Photo credit: Danny Choo via Flickr
Slowly, many regions throughout California are crawling out of the deep pit they sunk to due to the recession. In fact, many areas are seeing the number of available jobs increase.
The bad news—many regions can’t find enough skilled workers to fill those jobs.
It was an important topic discussed at the first California Economic Summit in May. Leading up to the Summit, 14 regional economic forums were held. What did we learn? A sizeable 43 percent say having a skilled workforce trained for major industry sectors is crucial for the future.
In the Bay Area, where tech jobs outnumber other industries, finding skilled workers is crucial and companies are increasingly searching overseas.
“There are some really interesting findings, but we’ve known this for some time—there’s a lack of skilled workers in the technology industry “ said Sean Randolph, president of the Bay Area Council Economic Institute, just back from Washington, D.C. for the release of the report.
Every February, the cycle to obtain foreign workers, begins. Almost immediately, Randolph points out, the Bay Area reaches the quota. “Within 10 days or two weeks of opening, the quota is met,” said Randolph. “So companies who didn’t make the process have to wait until next year.”
The report says the Silicon Valley comes out on top in “H-1B intensity” with 17 foreign workers sought for every 1,000 people in the workforce.
Computer related fields have the most overseas workers at 60 percent. Engineers come in a close second.
With these recent findings, it brings the debate to light—are foreign workers taking jobs away from the unemployed in California? Maybe. That’s why many in the business field believe educating our workforce better is vital to our economy.
“California and the Bay Area are not generating or graduating enough students with degrees in those fields to fill the needs,” said Randolph. “Forty percent of all students in the country begin their degrees in those math and sciences but move to a different degree because it’s easier.”
If we make education a priority, Randolph added, we would fix the “underperformance compared to global standards by students across the board in math and science.”
Here’s another interesting finding of the report: it’s more than the big name companies like Google, eBay, Apple or Yahoo, looking overseas. Thousands of other local employers, big and small, are in the game too, looking to bring foreign workers to the Bay Area on temporary H-1B visas.

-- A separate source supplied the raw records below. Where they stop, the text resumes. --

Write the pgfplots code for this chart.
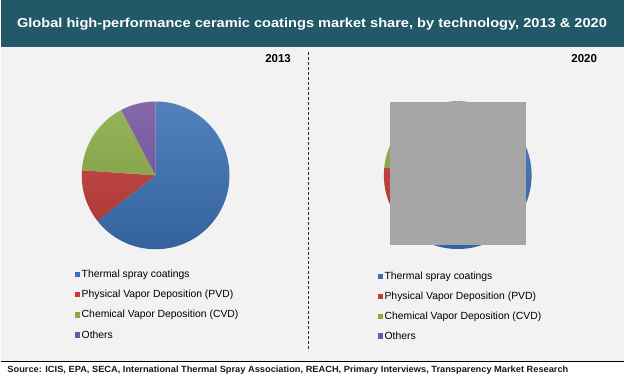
\documentclass[border=0pt]{standalone}
\usepackage{fontspec}
\setmainfont{Liberation Sans}
\usepackage{graphicx}
\usepackage{pgfplots}
\usepackage{pgfplotstable}
\pgfplotsset{compat=1.18}

\definecolor{titlebar}{HTML}{225868}
\definecolor{bg}{HTML}{F2F2F2}
\definecolor{tsblue}{HTML}{3B70B4}
\definecolor{pvdred}{HTML}{C23B38}
\definecolor{cvdgreen}{HTML}{89AC44}
\definecolor{othpurple}{HTML}{7354A0}
\definecolor{boxgray}{HTML}{A6A6A6}

% market share (%) by technology
\pgfplotstableread{
tech   s2013 s2020
Thermal 64.5 65.0
PVD     11.6 11.6
CVD     16.2 16.5
Others   7.7  6.9
}\shares

\newcommand\drawpie[3]{% column, cx, cy
  \def\cum{0}%
  \pgfplotsforeachungrouped \i in {0,...,3}{%
    \pgfplotstablegetelem{\i}{#1}\of\shares
    \let\s\pgfplotsretval
    \pgfmathsetmacro\aa{90-3.6*\cum}%
    \pgfmathsetmacro\bb{90-3.6*(\cum+\s)}%
    \pgfmathsetmacro\cum{\cum+\s}%
    \ifcase\i \def\c{tsblue}\or \def\c{pvdred}\or \def\c{cvdgreen}\or \def\c{othpurple}\fi
    \edef\temp{\noexpand\fill[\c] (axis cs:#2,#3) -- ++(\aa:74bp) arc[start angle=\aa,end angle=\bb,radius=74bp] -- cycle;}%
    \temp
  }%
  \shade[top color=white, bottom color=black, opacity=0.12] (axis cs:#2,#3) circle[radius=74bp];
}

\begin{document}
\begin{tikzpicture}
\begin{axis}[
  width=625bp, height=383bp, scale only axis,
  xmin=0, xmax=625, ymin=0, ymax=383,
  hide axis, clip=false,
]
% background
\fill[bg] (axis cs:0,0) rectangle (axis cs:625,383);
\fill[white] (axis cs:0,0) rectangle (axis cs:625,21);
\fill[titlebar] (axis cs:0,335.5) rectangle (axis cs:625,383);
\node[text=white,font=\bfseries\fontsize{13bp}{15bp}\selectfont,inner sep=0pt] at (axis cs:312,359)
  {\resizebox{591bp}{\height}{Global high-performance ceramic coatings market share, by technology, 2013 \& 2020}};

% divider
\draw[black!85, line width=1bp, dash pattern=on 3bp off 2bp] (axis cs:308.7,331) -- (axis cs:308.7,31);

% year labels
\node[font=\bfseries\fontsize{11.5bp}{13bp}\selectfont,inner sep=0pt] at (axis cs:278,324) {2013};
\node[font=\bfseries\fontsize{11.5bp}{13bp}\selectfont,inner sep=0pt] at (axis cs:584.7,324) {2020};

% pies
\drawpie{s2013}{155.3}{207.3}
\drawpie{s2020}{458}{207.5}

% overlay box on 2020 pie
\fill[boxgray] (axis cs:390,280.7) rectangle (axis cs:526.7,138);

% legends
\foreach \lx/\ly/\c/\t in {
  77.3/108/tsblue/Thermal spray coatings,
  77.3/88/pvdred/Physical Vapor Deposition (PVD),
  77.3/67.3/cvdgreen/Chemical Vapor Deposition (CVD),
  77.3/47.3/othpurple/Others,
  380.7/105.7/tsblue/Thermal spray coatings,
  380.7/85.7/pvdred/Physical Vapor Deposition (PVD),
  380.7/66/cvdgreen/Chemical Vapor Deposition (CVD),
  380.7/46.3/othpurple/Others}{
  \edef\temp{\noexpand\fill[\c] (axis cs:\lx-2.6,\ly-2.6) rectangle (axis cs:\lx+2.6,\ly+2.6);
  \noexpand\node[anchor=west,font=\noexpand\fontsize{10.4bp}{12bp}\noexpand\selectfont,inner sep=0pt] at (axis cs:\lx+3.8,\ly) {\t};}
  \temp
}

% source
\draw[black, line width=1.2bp] (axis cs:0,21) -- (axis cs:625,21);
\node[anchor=west,font=\bfseries\fontsize{9bp}{10bp}\selectfont,inner sep=0pt,text=black!90] at (axis cs:6.7,12)
  {\resizebox{562bp}{\height}{Source: ICIS, EPA, SECA, International Thermal Spray Association, REACH, Primary Interviews, Transparency Market Research}};
\end{axis}
\end{tikzpicture}
\end{document}
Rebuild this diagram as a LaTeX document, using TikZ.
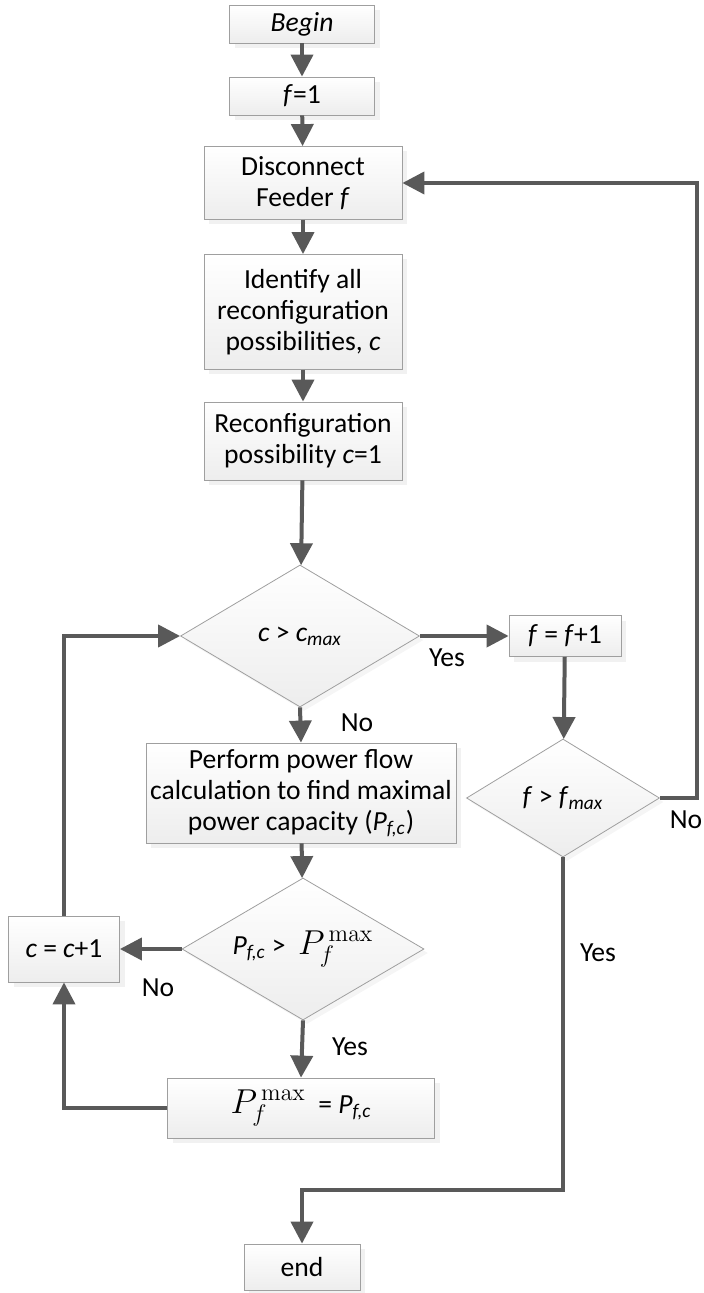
\documentclass[tikz,border=0pt]{standalone}
\usepackage[no-math]{fontspec}
\setmainfont{Carlito}
\usepackage{tikz}
\usetikzlibrary{arrows.meta,shapes.geometric,shadows}
\newcommand{\vi}[1]{\textit{#1}}
\newcommand{\pfc}{\textit{P}\textsubscript{\textit{f,c}}}
\newcommand{\pmx}{{\fontsize{17}{18}\selectfont$P_f^{\,\mathrm{max}}$}}
\tikzset{
  stepbox/.style  = {draw=gray!75,line width=0.4pt,top color=white,bottom color=gray!14,
                     drop shadow={shadow xshift=2.5pt,shadow yshift=-2.5pt,fill=gray!22},
                     align=center,inner sep=1pt,font=\fontsize{13.8}{15.5}\selectfont},
  testbox/.style  = {diamond,aspect=1.7,draw=gray!75,line width=0.4pt,top color=white,bottom color=gray!14,
                     drop shadow={shadow xshift=2pt,shadow yshift=-2pt,fill=gray!15},
                     inner sep=0pt,font=\fontsize{13.8}{15.5}\selectfont},
  flow/.style     = {-{Triangle[length=11pt,width=11pt]},line width=2pt,draw=black!65},
  lbl/.style      = {font=\fontsize{13.8}{15.5}\selectfont}
}

\begin{document}
\begin{tikzpicture}[x=0.5pt,y=-0.5pt]
  \useasboundingbox (0,0) rectangle (704,1293);
  % main column
  \node[stepbox,minimum width=72.5pt,minimum height=19pt] (begin) at (302,24)  {\vi{Begin}};
  \node[stepbox,minimum width=72.5pt,minimum height=19pt] (fone)  at (302,96)  {\vi{f}=1};
  \node[stepbox,minimum width=99pt,minimum height=36.5pt] (disc)  at (303,183) {Disconnect\\Feeder \vi{f}};
  \node[stepbox,minimum width=99pt,minimum height=57.5pt] (ident) at (303,312) {Identify all\\reconfiguration\\possibilities, \vi{c}};
  \node[stepbox,minimum width=99pt,minimum height=39pt]   (cone)  at (303,441) {Reconfiguration\\possibility \vi{c}=1};
  \node[testbox,minimum width=119.5pt,minimum height=71pt] (cmax) at (300,636) {\vi{c} > \vi{c}\textsubscript{\vi{max}}};
  \node[stepbox,minimum width=155pt,minimum height=50pt]  (pflow) at (301,793) {Perform power flow\\calculation to find maximal\\power capacity (\pfc)};
  \node[testbox,minimum width=121pt,minimum height=71pt]  (pcmp)  at (303,949) {\pfc{} >\ \ \pmx};
  \node[stepbox,minimum width=133.5pt,minimum height=30pt] (pset) at (301,1108) {\pmx\ \ = \pfc};
  \node[stepbox,minimum width=55.5pt,minimum height=33pt] (cinc)  at (64,949)  {\vi{c} = \vi{c}+1};
  % feeder column
  \node[stepbox,minimum width=56pt,minimum height=20.5pt] (finc)  at (565,636) {\vi{f} = \vi{f}+1};
  \node[testbox,minimum width=96.5pt,minimum height=59pt] (fmax)  at (563,798) {\vi{f} > \vi{f}\textsubscript{\vi{max}}};
  \node[stepbox,minimum width=58pt,minimum height=23pt]   (fin)   at (302,1267) {end};
  % connectors
  \draw[flow] (begin) -- (fone);
  \draw[flow] (fone) -- (disc);
  \draw[flow] (disc) -- (ident);
  \draw[flow] (ident) -- (cone);
  \draw[flow] (cone) -- (cmax);
  \draw[flow] (cmax.south) -- (pflow.north);
  \draw[flow] (pflow) -- (pcmp);
  \draw[flow] (pcmp.south) -- (pset.north);
  \draw[flow] (pcmp.west) -- (cinc.east);
  \draw[flow] (pset.west) -| (cinc.south);
  \draw[flow] (cinc.north) |- (cmax.west);
  \draw[flow] (cmax.east) -- (finc.west);
  \draw[flow] (finc) -- (fmax);
  \draw[flow] (fmax.east) -- ++(37,0) |- (disc.east);
  \draw[flow] (fmax.south) -- ++(0,333) -| (fin.north);
  % labels
  \node[lbl] (yes1) at (447,658)  {Yes};
  \node[lbl] (no1)  at (357,723)  {No};
  \node[lbl] (no2)  at (686,820)  {No};
  \node[lbl] (yes2) at (598,953)  {Yes};
  \node[lbl] (no3)  at (158,988)  {No};
  \node[lbl] (yes3) at (350,1047) {Yes};
\end{tikzpicture}
\end{document}
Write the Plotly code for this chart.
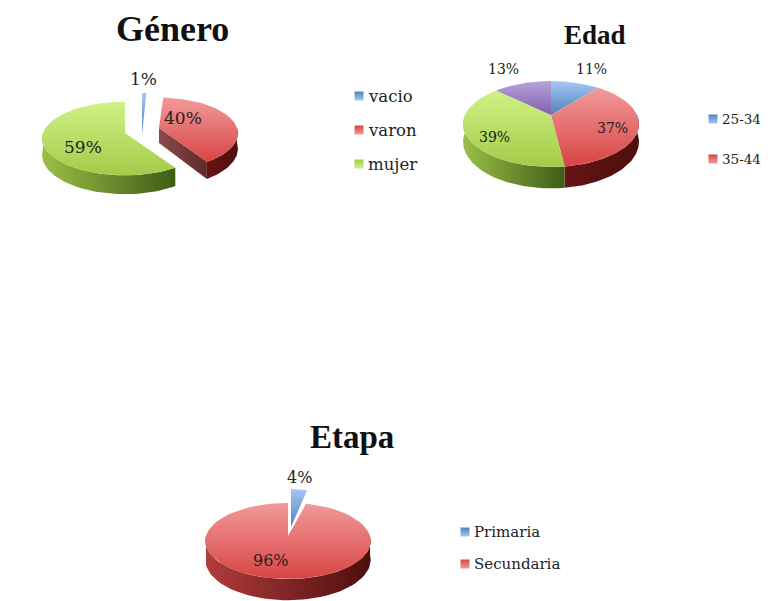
import math
import plotly.graph_objects as go

# ---- data ----
genero_labels = ["vacio", "varon", "mujer"]
genero_values = [1, 40, 59]
edad_labels = ["25-34", "35-44", "45-54", "55+"]
edad_values = [11, 37, 39, 13]
edad_legend_labels = ["25-34", "35-44"]
etapa_labels = ["Primaria", "Secundaria"]
etapa_values = [4, 96]

# ---- styles: top light, top dark, wall light, wall dark, cut light, cut dark ----
BLUE = ("#A6C8F5", "#4F81BD", "#3A6596", "#27476E", "#3A6596", "#27476E")
RED = ("#F29A9A", "#D84444", "#B23C3C", "#4E0E0E", "#8A4A4A", "#5E2A2A")
GREEN = ("#D0F186", "#A3CB48", "#9ABF45", "#3F5C17", "#9ABF45", "#3F5C17")
PURPLE = ("#B9A2DA", "#7D5FAE", "#6A4E96", "#46316B", "#6A4E96", "#46316B")
SERIF = "DejaVu Serif"
TITLE_FONT = "Liberation Serif"

fig = go.Figure()


def rim(g, a):
    """Point on the rim of a perspective-tilted pie, and its depth scale."""
    ax, ay, rx, ry, k = g[:5]
    t = math.radians(a)
    s = 1 / (1 + k * math.cos(t))
    return ax + rx * math.sin(t) * s, ay - ry * math.cos(t) * s, s


def arc(g, a0, a1, n=60):
    return [rim(g, a0 + (a1 - a0) * i / n) for i in range(n + 1)]


def poly(pts, grad_type, c0, c1):
    xs = [p[0] for p in pts] + [pts[0][0]]
    ys = [p[1] for p in pts] + [pts[0][1]]
    fig.add_trace(go.Scatter(
        x=xs, y=ys, mode="lines", fill="toself", line=dict(width=0, color=c1),
        fillgradient=dict(type=grad_type, colorscale=[[0, c0], [1, c1]]),
        hoverinfo="skip", showlegend=False))


def wedge_wall(g, a0, a1, colors):
    """Visible outer wall and exposed cut face of one slice."""
    ax, ay, rx, ry, k, d, cut = g
    if d == 0:
        return
    lo, hi = max(a0, 90), min(a1, 270)
    if lo < hi:
        top = arc(g, lo, hi)
        bot = [(x, y + d * s) for x, y, s in top][::-1]
        outline = [(x, y) for x, y, s in top] + bot
        if hi > 200:
            poly(outline, "horizontal", colors[2], colors[3])
        else:
            poly(outline, "horizontal", "#661414", colors[3])
    if cut:
        cx, cy, s = rim(g, a1)
        poly([(ax, ay), (cx, cy), (cx, cy + d * s), (ax, ay + d)],
             "horizontal", colors[4], colors[5])


def wedge_top(g, a0, a1, colors):
    ax, ay = g[:2]
    poly([(ax, ay)] + [(x, y) for x, y, s in arc(g, a0, a1)],
         "vertical", colors[1], colors[0])


def pie(values, geoms, colors):
    total = sum(values)
    a = 0
    spans = []
    for v in values:
        spans.append((a, a + 360 * v / total))
        a += 360 * v / total
    for g, (a0, a1), c in zip(geoms, spans, colors):
        wedge_wall(g, a0, a1, c)
    for g, (a0, a1), c in zip(geoms, spans, colors):
        wedge_top(g, a0, a1, c)


def pct(values):
    t = sum(values)
    return [f"{round(100 * v / t)}%" for v in values]


def label(x, y, text, size, family=SERIF, color="#222222", bold=False, anchor="center"):
    fig.add_annotation(x=x, y=y, text=f"<b>{text}</b>" if bold else text, showarrow=False,
                       xanchor=anchor, yanchor="middle", xref="x", yref="y",
                       font=dict(size=size, family=family, color=color))


def legend(x, ys, names, colors, size):
    for y, n, c in zip(ys, names, colors):
        fig.add_trace(go.Scatter(
            x=[x], y=[y], mode="markers", showlegend=False, hoverinfo="skip",
            marker=dict(symbol="square", size=9, color=c[1], line=dict(width=0),
                        gradient=dict(type="vertical", color=c[0]))))
        label(x + 7, y, n, size, anchor="left")


# Género  (apex x, apex y, rx, ry, perspective, depth, show cut face)
g_geo = [
    (142, 134, 70, 41, 0, 0, False),
    (159, 128, 78, 35, 0.15, 15, True),
    (125, 133, 82, 36, 0.15, 16, False),
]
pie(genero_values, g_geo, [BLUE, RED, GREEN])
label(172, 29, "Género", 36, TITLE_FONT, "#111111", True)
for (x, y), t in zip([(143, 79), (183, 118), (83, 147)], pct(genero_values)):
    label(x, y, t, 17)
legend(359, [96, 130, 164], genero_labels, [BLUE, RED, GREEN], 16.5)

# Edad
e_geo = [(551, 115, 86, 41, 0.21, 17, False)] * 4
pie(edad_values, e_geo, [BLUE, RED, GREEN, PURPLE])
label(595, 35, "Edad", 27, TITLE_FONT, "#111111", True)
for (x, y), t in zip([(591, 69), (612, 128), (494, 137), (503, 69)], pct(edad_values)):
    label(x, y, t, 14)
legend(713, [119, 159], edad_legend_labels, [BLUE, RED], 13.5)

# Etapa
t_geo = [
    (291, 527, 65, 38, 0, 0, False),
    (288, 536, 82, 37.4, 0.13, 18.5, False),
]
pie(etapa_values, t_geo, [BLUE, RED])
label(352, 437, "Etapa", 33, TITLE_FONT, "#111111", True)
for (x, y), t in zip([(299, 477), (271, 560)], pct(etapa_values)):
    label(x, y, t, 16)
legend(465, [532, 564], etapa_labels, [BLUE, RED], 15)

fig.update_layout(
    width=774, height=601, margin=dict(l=0, r=0, t=0, b=0),
    paper_bgcolor="white", plot_bgcolor="white", showlegend=False,
    xaxis=dict(range=[0, 774], visible=False, fixedrange=True),
    yaxis=dict(range=[601, 0], visible=False, fixedrange=True),
)
fig.write_html("out.html", config=dict(displayModeBar=False),
               post_script="document.body.style.margin='0';document.documentElement.style.overflow='hidden';")
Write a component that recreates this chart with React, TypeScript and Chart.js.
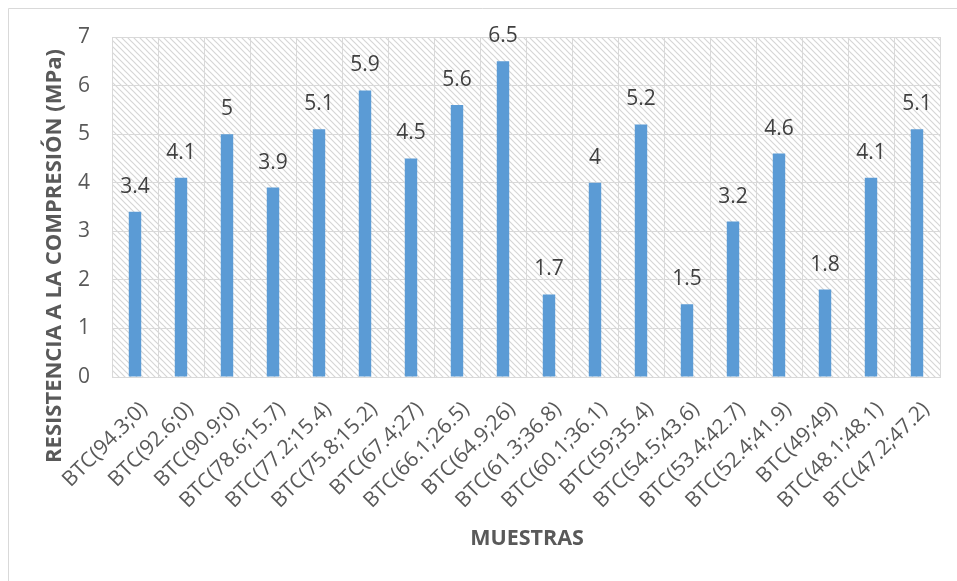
import { useEffect, useRef } from "react";
import { Chart, registerables } from "chart.js";

Chart.register(...registerables);

// Muestras (composición) y resistencia medida
const categories: string[] = [
  "BTC(94.3;0)",
  "BTC(92.6;0)",
  "BTC(90.9;0)",
  "BTC(78.6;15.7)",
  "BTC(77.2;15.4)",
  "BTC(75.8;15.2)",
  "BTC(67.4;27)",
  "BTC(66.1;26.5)",
  "BTC(64.9;26)",
  "BTC(61.3;36.8)",
  "BTC(60.1;36.1)",
  "BTC(59;35.4)",
  "BTC(54.5;43.6)",
  "BTC(53.4;42.7)",
  "BTC(52.4;41.9)",
  "BTC(49;49)",
  "BTC(48.1;48.1)",
  "BTC(47.2;47.2)",
];

const resistencia: number[] = [
  3.4, 4.1, 5, 3.9, 5.1, 5.9, 4.5, 5.6, 6.5, 1.7, 4, 5.2, 1.5, 3.2, 4.6, 1.8, 4.1, 5.1,
];

const yMin = 0;
const yMax = 7;
const yStep = 1;

const yTitle = "RESISTENCIA A LA COMPRESIÓN (MPa)";
const xTitle = "MUESTRAS";

const FONT = '"Open Sans", sans-serif';
const GRID = "#d9d9d9";
const TEXT = "#595959";
const LABEL = "#404040";
const BAR = "#5b9bd5";

function makeHatch(): CanvasPattern | string {
  const size = 6;
  const c = document.createElement("canvas");
  c.width = size;
  c.height = size;
  const g = c.getContext("2d");
  if (!g) return "#ffffff";
  g.fillStyle = "#ffffff";
  g.fillRect(0, 0, size, size);
  g.strokeStyle = "#d6d6d6";
  g.lineWidth = 1.2;
  for (const k of [-1, 0, 1]) {
    g.beginPath();
    g.moveTo(k * size - 1, -1);
    g.lineTo(k * size + size + 1, size + 1);
    g.stroke();
  }
  const p = g.createPattern(c, "repeat");
  return p ?? "#ffffff";
}

const framePlugin = {
  id: "frameAndHatch",
  beforeDraw(chart: Chart) {
    const { ctx, chartArea } = chart;
    ctx.save();
    ctx.fillStyle = "#ffffff";
    ctx.fillRect(0, 0, chart.width, chart.height);
    // outer chart frame (left and top edges visible)
    ctx.strokeStyle = GRID;
    ctx.lineWidth = 1;
    ctx.beginPath();
    ctx.moveTo(8.5, chart.height);
    ctx.lineTo(8.5, 8.5);
    ctx.lineTo(chart.width, 8.5);
    ctx.stroke();
    // hatched plot area
    ctx.fillStyle = makeHatch();
    ctx.fillRect(
      chartArea.left,
      chartArea.top,
      chartArea.right - chartArea.left,
      chartArea.bottom - chartArea.top
    );
    ctx.restore();
  },
};

const valueLabelPlugin = {
  id: "valueLabels",
  afterDatasetsDraw(chart: Chart) {
    const { ctx } = chart;
    const meta = chart.getDatasetMeta(0);
    ctx.save();
    ctx.font = `21px ${FONT}`;
    ctx.fillStyle = LABEL;
    ctx.textAlign = "center";
    ctx.textBaseline = "middle";
    meta.data.forEach((el: any, i: number) => {
      ctx.fillText(String(resistencia[i]), el.x, el.y - 25);
    });
    ctx.restore();
  },
};

const axisTitlePlugin = {
  id: "axisTitles",
  afterDraw(chart: Chart) {
    const { ctx, chartArea } = chart;
    ctx.save();
    ctx.fillStyle = TEXT;
    ctx.textAlign = "center";
    ctx.textBaseline = "middle";
    ctx.font = `bold 21.5px ${FONT}`;
    ctx.fillText(xTitle, (chartArea.left + chartArea.right) / 2 + 1, 539);
    ctx.font = `bold 22px ${FONT}`;
    ctx.translate(55, 256);
    ctx.rotate(-Math.PI / 2);
    ctx.fillText(yTitle, 0, 0);
    ctx.restore();
  },
};

export default function App() {
  const canvasRef = useRef<HTMLCanvasElement | null>(null);

  useEffect(() => {
    let chart: Chart | null = null;
    let cancelled = false;
    const build = () => {
      if (cancelled || !canvasRef.current) return;
      chart = new Chart(canvasRef.current, {
        type: "bar",
        data: {
          labels: categories,
          datasets: [
            {
              data: resistencia,
              backgroundColor: BAR,
              borderWidth: 0,
              categoryPercentage: 1,
              barPercentage: 0.27,
            },
          ],
        },
        options: {
          animation: false,
          responsive: false,
          maintainAspectRatio: false,
          layout: { padding: { top: 37, right: 17, left: 0, bottom: 0 } },
          plugins: {
            legend: { display: false },
            tooltip: { enabled: false },
            title: { display: false },
          },
          scales: {
            x: {
              offset: true,
              grid: {
                color: GRID,
                lineWidth: 1,
                offset: true,
                drawTicks: false,
              },
              border: { color: GRID, width: 1 },
              ticks: {
                autoSkip: false,
                minRotation: 45,
                maxRotation: 45,
                color: TEXT,
                padding: 20,
                labelOffset: 9,
                font: { family: FONT, size: 21 },
              },
              afterFit: (s: any) => {
                s.height = 204;
              },
            },
            y: {
              min: yMin,
              max: yMax,
              grid: { color: GRID, lineWidth: 1, drawTicks: false },
              border: { color: GRID, width: 1 },
              ticks: {
                stepSize: yStep,
                color: TEXT,
                padding: 22,
                font: { family: FONT, size: 21 },
              },
              afterFit: (s: any) => {
                s.width = 112;
              },
            },
          },
        },
        plugins: [framePlugin, valueLabelPlugin, axisTitlePlugin],
      });
    };
    const fonts = (document as any).fonts;
    if (fonts && fonts.load) {
      Promise.all([
        fonts.load(`21px "Open Sans"`),
        fonts.load(`bold 22px "Open Sans"`),
      ]).then(build, build);
    } else {
      build();
    }
    return () => {
      cancelled = true;
      if (chart) chart.destroy();
    };
  }, []);

  return (
    <div
      style={{
        position: "fixed",
        left: 0,
        top: 0,
        width: 957,
        height: 581,
        overflow: "hidden",
        background: "#ffffff",
      }}
    >
      <canvas
        ref={canvasRef}
        width={957}
        height={581}
        style={{ display: "block", width: 957, height: 581 }}
      />
    </div>
  );
}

“Most applications for visas are for single positions,” said Randolph. “Those are coming from smaller companies, young companies —maybe 150 employees, who are growing really rapidly. They’re looking anywhere and everywhere to fill those tech jobs. Not filling those positions is a constraint on their ability to grow.”
Those who attended the Summit agreed finding a skilled workforce and fixing our state’s educational system would help prepare our workforce for those available jobs and allow us to stay competitive with our global counterparts.